## Start

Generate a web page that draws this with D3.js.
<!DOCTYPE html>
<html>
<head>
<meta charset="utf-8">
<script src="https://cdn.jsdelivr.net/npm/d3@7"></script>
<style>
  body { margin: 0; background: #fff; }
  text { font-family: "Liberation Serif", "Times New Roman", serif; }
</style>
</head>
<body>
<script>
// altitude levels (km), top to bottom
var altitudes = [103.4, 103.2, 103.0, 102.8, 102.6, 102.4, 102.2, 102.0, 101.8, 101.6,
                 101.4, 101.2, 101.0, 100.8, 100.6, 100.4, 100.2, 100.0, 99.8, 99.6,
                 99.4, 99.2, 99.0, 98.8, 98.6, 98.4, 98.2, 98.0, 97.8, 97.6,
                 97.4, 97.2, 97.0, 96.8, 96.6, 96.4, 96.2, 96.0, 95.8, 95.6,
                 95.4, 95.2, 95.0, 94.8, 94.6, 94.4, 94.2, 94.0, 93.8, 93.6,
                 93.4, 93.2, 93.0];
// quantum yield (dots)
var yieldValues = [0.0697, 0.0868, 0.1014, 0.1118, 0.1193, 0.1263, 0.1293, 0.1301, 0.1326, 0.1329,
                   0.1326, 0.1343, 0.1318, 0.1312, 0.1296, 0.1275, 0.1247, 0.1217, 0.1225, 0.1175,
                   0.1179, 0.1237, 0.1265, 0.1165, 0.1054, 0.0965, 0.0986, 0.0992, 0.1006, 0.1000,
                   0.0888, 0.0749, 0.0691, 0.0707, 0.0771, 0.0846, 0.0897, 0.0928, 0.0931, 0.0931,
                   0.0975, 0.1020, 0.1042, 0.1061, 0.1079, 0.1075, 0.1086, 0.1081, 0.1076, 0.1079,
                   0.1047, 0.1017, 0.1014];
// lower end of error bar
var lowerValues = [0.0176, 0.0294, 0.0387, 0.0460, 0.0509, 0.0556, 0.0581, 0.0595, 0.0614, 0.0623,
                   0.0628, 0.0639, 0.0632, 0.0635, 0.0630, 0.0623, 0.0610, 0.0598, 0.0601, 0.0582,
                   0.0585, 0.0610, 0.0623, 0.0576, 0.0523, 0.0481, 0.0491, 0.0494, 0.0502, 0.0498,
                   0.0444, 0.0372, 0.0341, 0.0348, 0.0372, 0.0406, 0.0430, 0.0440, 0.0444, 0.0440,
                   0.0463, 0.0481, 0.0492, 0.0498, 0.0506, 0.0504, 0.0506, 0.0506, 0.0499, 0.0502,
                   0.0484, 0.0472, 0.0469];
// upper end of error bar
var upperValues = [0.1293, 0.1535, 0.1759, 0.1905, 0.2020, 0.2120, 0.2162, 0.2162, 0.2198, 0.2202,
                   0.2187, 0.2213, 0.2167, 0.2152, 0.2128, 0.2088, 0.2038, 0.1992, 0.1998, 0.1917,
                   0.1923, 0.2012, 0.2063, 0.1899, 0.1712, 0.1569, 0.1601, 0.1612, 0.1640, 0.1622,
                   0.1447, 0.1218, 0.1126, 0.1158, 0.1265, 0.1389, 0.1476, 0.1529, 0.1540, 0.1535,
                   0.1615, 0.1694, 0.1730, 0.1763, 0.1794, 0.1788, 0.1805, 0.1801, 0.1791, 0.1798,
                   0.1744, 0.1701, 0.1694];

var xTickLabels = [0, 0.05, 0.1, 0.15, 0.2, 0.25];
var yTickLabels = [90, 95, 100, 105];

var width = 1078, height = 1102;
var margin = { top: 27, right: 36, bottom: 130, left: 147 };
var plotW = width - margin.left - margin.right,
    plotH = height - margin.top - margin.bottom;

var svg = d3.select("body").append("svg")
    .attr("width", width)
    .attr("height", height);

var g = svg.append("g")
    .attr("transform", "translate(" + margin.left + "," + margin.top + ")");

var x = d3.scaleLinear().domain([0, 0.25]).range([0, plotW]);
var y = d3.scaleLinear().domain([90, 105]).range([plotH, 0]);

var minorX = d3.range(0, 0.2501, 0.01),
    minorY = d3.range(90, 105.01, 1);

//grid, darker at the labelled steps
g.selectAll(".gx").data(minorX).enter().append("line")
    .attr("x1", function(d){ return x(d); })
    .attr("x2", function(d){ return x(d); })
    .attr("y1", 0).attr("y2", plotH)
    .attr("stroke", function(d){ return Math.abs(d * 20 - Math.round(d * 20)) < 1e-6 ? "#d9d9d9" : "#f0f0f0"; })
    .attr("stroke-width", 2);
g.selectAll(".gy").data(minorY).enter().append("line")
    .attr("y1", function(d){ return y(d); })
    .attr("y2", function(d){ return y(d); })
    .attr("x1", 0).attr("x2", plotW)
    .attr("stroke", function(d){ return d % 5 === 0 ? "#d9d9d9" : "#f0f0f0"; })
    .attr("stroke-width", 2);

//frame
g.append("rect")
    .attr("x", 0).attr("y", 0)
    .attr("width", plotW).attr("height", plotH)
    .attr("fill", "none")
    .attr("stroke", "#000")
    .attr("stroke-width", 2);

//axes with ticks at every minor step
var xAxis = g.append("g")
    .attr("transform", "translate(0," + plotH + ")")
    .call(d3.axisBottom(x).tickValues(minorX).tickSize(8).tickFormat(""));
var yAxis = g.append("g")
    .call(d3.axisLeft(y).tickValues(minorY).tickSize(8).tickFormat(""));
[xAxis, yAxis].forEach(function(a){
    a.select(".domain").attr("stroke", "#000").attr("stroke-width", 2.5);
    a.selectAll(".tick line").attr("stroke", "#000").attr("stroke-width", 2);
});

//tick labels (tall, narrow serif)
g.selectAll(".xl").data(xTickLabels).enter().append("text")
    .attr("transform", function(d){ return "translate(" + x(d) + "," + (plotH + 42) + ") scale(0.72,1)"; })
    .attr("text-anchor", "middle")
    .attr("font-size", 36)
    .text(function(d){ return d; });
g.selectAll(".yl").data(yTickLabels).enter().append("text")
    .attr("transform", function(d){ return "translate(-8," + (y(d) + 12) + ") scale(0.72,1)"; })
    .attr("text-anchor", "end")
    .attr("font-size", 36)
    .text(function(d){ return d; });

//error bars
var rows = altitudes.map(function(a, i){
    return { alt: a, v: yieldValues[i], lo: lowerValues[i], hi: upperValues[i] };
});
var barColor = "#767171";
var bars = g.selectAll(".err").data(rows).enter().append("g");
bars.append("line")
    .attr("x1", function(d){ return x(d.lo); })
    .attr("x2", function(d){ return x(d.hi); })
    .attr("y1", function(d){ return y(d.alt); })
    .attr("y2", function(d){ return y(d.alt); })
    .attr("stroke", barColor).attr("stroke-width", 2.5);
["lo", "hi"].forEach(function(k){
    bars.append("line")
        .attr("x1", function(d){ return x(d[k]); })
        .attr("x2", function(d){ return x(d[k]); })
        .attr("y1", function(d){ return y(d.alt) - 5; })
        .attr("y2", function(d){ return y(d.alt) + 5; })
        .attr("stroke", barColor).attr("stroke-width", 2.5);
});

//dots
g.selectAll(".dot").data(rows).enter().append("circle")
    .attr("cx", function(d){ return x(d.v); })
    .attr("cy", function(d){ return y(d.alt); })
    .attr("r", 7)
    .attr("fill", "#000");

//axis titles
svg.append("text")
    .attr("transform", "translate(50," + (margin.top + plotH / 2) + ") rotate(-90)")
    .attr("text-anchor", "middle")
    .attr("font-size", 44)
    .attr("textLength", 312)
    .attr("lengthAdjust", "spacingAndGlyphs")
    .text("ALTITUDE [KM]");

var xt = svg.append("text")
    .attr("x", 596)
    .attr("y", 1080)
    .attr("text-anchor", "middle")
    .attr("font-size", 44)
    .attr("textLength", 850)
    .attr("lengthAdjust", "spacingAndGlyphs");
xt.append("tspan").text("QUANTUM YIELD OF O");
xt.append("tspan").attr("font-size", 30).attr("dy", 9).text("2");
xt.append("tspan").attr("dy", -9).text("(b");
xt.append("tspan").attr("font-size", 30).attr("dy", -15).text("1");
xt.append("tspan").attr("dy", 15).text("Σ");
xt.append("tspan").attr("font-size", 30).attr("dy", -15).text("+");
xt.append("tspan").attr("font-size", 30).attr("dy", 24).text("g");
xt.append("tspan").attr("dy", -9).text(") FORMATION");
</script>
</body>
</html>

## End
## Start

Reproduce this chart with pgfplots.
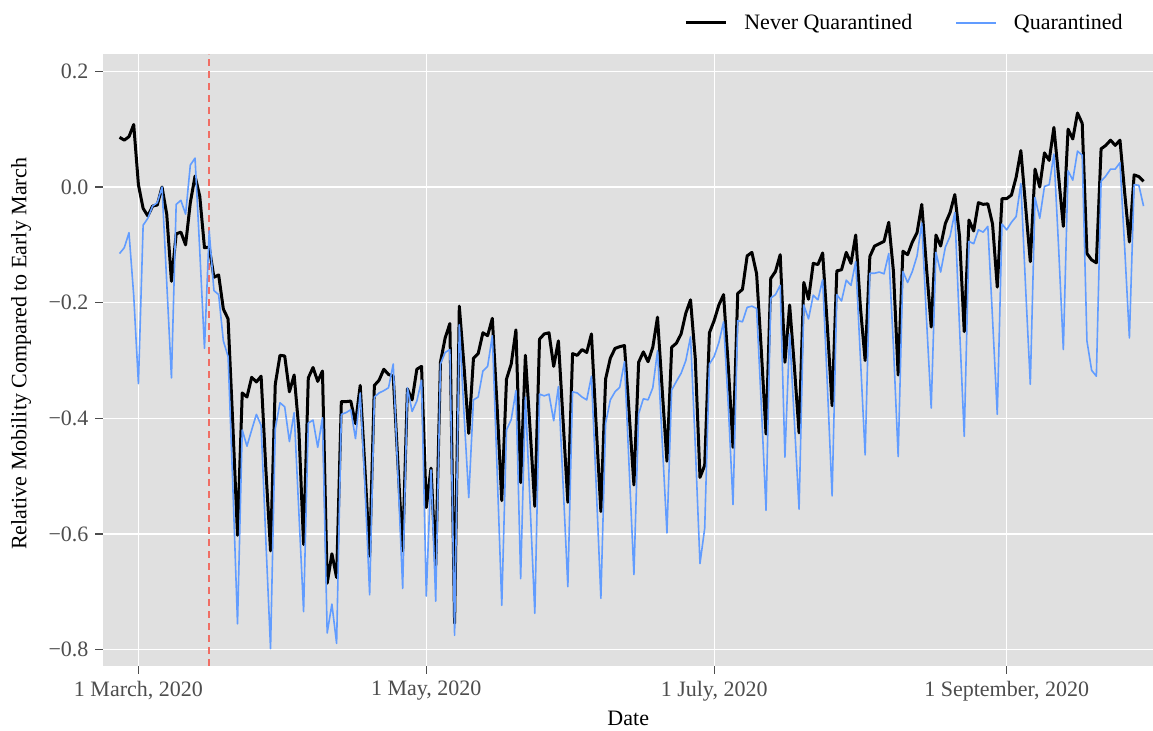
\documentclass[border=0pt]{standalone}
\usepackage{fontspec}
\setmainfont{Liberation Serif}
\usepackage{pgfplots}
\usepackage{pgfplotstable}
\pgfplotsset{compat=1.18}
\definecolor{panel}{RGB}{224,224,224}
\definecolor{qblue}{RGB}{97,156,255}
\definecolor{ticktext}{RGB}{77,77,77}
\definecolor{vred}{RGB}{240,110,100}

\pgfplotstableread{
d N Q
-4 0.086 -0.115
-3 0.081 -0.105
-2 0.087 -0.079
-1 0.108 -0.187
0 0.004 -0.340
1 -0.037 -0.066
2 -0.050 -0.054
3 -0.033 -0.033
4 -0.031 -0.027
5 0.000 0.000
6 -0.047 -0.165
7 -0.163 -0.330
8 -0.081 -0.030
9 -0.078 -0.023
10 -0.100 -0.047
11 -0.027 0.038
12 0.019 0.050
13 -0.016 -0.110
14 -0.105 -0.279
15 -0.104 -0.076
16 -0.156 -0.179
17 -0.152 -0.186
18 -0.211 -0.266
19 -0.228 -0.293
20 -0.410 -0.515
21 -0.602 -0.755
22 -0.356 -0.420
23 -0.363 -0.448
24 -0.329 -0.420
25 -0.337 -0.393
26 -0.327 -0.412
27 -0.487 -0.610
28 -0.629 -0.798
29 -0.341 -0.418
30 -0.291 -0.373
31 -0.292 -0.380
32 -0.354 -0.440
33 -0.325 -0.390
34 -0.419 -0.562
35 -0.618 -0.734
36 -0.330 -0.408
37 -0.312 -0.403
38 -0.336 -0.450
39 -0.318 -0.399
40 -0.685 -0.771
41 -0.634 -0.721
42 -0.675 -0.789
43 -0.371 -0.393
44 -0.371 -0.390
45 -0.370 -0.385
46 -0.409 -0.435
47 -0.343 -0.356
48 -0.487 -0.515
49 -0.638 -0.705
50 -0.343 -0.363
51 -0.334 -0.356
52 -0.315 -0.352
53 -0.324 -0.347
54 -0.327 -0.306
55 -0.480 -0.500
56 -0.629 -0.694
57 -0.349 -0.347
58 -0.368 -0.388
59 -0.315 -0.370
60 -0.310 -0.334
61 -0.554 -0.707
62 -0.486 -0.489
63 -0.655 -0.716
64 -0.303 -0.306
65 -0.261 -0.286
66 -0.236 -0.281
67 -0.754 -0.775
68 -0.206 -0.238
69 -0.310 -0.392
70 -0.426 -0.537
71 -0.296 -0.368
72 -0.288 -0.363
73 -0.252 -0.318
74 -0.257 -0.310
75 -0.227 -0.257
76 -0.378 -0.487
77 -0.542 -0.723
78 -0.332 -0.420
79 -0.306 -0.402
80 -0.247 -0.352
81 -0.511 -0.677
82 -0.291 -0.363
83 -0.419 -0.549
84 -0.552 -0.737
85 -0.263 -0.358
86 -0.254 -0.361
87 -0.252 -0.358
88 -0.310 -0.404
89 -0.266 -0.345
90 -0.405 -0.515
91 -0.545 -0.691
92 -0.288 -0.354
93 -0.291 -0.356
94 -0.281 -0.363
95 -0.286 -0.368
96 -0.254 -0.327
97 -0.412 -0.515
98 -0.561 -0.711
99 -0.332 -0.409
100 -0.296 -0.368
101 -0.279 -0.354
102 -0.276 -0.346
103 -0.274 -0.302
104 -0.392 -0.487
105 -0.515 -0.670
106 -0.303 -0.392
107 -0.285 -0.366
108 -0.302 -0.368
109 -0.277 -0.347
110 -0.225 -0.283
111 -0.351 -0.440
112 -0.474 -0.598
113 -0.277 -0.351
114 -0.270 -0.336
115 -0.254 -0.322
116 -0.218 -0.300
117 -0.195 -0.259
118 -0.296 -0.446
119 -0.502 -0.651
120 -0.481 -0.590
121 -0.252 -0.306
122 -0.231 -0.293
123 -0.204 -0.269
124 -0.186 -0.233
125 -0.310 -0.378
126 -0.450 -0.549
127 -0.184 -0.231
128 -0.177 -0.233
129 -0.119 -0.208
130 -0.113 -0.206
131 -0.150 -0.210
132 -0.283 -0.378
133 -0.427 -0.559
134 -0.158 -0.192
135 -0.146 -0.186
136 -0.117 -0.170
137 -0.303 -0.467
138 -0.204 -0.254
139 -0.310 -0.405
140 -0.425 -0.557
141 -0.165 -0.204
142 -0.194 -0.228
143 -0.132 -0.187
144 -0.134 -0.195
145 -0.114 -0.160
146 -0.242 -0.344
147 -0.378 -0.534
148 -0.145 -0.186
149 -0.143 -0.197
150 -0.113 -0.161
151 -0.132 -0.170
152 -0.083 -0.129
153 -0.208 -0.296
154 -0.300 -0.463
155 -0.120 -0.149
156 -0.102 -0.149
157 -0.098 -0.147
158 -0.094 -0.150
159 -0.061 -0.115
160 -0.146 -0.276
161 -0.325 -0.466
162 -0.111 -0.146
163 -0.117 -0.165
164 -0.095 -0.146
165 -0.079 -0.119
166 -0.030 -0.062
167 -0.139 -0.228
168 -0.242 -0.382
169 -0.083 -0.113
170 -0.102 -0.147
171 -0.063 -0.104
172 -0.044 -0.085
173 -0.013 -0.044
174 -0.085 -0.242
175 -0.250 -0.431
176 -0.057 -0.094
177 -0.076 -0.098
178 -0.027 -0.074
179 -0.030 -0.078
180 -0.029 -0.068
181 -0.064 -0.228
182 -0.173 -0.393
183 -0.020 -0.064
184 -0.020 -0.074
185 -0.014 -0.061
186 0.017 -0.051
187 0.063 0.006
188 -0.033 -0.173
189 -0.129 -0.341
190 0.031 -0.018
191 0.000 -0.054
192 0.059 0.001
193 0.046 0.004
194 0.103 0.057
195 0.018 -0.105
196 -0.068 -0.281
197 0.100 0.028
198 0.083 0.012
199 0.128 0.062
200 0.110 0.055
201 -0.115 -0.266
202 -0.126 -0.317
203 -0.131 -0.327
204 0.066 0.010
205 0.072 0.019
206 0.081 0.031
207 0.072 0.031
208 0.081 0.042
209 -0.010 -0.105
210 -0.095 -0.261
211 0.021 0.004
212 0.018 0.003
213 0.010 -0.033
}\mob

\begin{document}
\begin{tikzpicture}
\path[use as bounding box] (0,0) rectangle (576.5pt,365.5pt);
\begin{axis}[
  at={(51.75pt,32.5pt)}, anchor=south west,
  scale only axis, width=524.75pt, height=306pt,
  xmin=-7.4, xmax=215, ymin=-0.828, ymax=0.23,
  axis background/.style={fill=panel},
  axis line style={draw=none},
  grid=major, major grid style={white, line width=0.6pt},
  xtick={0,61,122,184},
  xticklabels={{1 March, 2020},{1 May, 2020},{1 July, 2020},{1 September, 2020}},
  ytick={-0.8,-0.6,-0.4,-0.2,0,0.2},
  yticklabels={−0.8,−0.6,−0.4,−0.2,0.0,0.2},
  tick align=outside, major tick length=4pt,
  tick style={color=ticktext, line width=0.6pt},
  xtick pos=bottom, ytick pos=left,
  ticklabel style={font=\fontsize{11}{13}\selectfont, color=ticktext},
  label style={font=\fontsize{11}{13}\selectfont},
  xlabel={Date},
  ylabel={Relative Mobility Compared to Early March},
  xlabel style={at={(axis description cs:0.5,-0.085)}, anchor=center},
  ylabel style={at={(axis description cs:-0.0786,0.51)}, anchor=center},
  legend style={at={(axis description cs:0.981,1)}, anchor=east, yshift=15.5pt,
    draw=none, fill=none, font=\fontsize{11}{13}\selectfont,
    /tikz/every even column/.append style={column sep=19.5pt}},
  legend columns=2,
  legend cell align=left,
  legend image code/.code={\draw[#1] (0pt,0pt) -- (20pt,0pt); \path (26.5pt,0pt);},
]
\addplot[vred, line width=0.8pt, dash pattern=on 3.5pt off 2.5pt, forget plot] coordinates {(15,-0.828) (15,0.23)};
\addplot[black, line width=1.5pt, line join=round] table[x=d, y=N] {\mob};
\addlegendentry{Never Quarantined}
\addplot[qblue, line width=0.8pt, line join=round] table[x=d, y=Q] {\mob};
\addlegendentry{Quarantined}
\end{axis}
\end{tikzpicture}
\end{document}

## End
## Start

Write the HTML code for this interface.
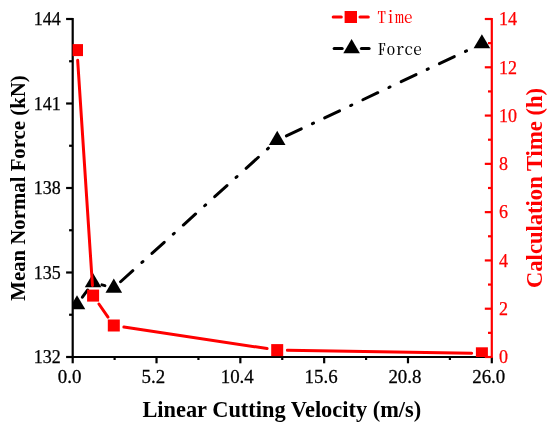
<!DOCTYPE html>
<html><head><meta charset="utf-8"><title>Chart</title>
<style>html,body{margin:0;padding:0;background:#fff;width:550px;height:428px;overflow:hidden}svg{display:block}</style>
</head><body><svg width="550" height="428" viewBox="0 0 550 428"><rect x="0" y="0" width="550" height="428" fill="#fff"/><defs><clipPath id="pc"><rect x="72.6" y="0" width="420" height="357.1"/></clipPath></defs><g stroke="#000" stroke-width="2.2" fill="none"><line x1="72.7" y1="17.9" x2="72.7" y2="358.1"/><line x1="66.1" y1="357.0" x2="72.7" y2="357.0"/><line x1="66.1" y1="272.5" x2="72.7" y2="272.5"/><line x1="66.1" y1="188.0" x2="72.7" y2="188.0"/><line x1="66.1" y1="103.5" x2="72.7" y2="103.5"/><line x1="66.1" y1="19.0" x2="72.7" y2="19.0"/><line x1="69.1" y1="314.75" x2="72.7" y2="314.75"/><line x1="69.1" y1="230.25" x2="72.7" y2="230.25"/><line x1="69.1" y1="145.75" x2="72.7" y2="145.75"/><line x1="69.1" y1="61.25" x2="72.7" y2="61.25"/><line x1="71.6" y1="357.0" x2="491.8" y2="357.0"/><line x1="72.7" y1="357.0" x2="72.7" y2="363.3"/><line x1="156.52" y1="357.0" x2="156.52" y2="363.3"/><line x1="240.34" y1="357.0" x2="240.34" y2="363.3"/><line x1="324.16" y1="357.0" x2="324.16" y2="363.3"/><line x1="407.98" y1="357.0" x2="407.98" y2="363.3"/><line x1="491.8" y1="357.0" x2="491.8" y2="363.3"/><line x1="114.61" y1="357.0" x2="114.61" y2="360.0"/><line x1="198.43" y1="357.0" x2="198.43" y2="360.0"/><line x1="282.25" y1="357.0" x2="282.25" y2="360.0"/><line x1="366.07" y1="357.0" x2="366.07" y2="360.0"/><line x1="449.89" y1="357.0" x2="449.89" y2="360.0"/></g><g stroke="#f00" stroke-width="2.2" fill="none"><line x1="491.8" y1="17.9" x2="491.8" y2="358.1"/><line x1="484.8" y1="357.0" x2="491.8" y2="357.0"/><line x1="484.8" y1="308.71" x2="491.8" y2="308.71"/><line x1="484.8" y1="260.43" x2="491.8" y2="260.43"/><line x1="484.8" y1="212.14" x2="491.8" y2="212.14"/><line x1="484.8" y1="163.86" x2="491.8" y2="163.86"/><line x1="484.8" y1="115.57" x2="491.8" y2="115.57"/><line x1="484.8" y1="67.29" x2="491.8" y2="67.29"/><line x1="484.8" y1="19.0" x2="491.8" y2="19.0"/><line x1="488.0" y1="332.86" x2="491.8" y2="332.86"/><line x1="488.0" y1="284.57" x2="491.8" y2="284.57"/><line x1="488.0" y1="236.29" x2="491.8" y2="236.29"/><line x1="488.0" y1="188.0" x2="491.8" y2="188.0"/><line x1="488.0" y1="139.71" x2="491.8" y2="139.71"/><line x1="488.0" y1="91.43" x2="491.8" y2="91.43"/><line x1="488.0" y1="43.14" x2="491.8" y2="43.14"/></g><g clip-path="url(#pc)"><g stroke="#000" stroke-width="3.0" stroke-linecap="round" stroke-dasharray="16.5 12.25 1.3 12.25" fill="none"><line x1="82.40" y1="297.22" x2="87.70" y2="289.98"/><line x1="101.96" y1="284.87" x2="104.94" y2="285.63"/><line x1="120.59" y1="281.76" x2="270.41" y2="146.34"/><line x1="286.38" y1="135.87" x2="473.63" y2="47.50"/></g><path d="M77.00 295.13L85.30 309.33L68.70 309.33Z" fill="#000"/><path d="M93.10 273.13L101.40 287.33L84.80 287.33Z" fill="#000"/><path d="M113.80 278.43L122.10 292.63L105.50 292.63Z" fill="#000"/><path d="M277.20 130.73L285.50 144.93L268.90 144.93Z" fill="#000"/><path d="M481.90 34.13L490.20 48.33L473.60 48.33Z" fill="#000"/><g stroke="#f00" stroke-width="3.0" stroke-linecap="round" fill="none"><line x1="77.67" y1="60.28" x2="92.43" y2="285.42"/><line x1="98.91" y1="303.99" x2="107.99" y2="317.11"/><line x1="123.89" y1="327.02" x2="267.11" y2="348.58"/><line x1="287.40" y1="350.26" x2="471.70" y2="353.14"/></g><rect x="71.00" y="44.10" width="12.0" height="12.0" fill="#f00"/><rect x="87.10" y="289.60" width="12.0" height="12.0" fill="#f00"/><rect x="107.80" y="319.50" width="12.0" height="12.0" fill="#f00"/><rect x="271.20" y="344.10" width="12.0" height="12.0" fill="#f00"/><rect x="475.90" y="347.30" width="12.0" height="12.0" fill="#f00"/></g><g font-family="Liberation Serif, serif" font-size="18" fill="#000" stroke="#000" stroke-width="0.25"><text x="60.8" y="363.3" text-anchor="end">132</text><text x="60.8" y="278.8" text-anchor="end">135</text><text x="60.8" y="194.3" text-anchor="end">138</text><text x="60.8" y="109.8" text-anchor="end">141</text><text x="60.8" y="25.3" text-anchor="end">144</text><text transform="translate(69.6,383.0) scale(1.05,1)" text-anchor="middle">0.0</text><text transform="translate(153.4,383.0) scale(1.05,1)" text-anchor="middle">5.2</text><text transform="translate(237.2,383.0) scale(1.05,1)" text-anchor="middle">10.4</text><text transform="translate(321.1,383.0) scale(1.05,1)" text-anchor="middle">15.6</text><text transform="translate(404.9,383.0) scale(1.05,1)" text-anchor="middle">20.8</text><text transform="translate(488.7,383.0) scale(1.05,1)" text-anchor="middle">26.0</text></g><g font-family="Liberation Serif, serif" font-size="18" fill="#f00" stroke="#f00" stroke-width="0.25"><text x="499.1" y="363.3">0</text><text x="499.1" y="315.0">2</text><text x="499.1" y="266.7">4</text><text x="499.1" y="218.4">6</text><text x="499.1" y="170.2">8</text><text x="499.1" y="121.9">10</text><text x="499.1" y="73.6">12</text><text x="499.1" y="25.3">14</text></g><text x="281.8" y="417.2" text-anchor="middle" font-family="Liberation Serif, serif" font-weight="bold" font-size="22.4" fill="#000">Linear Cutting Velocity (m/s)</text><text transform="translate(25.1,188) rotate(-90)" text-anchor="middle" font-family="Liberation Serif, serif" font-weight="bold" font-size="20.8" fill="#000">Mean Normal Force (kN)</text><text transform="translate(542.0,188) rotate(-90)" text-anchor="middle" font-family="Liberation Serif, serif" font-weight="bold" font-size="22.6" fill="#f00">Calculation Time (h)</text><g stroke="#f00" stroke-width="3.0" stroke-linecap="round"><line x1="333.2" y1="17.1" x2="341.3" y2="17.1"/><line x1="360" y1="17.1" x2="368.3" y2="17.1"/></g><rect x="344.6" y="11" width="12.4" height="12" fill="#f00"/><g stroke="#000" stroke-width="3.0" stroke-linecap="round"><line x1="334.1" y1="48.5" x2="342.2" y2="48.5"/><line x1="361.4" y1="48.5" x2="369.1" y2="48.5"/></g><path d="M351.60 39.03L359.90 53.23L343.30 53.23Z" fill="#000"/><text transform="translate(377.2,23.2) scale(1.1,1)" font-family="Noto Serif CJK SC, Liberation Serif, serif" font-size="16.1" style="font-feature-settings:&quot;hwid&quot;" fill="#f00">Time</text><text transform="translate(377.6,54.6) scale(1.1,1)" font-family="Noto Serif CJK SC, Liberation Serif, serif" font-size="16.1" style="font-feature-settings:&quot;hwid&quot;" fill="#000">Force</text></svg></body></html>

## End

→ Set exercise
Find the word "this" in the records and pull out each line that has it.

→ Final result
Generate a web page that draws this with D3.js.
Reproduce this chart with pgfplots.
Write the HTML code for this interface.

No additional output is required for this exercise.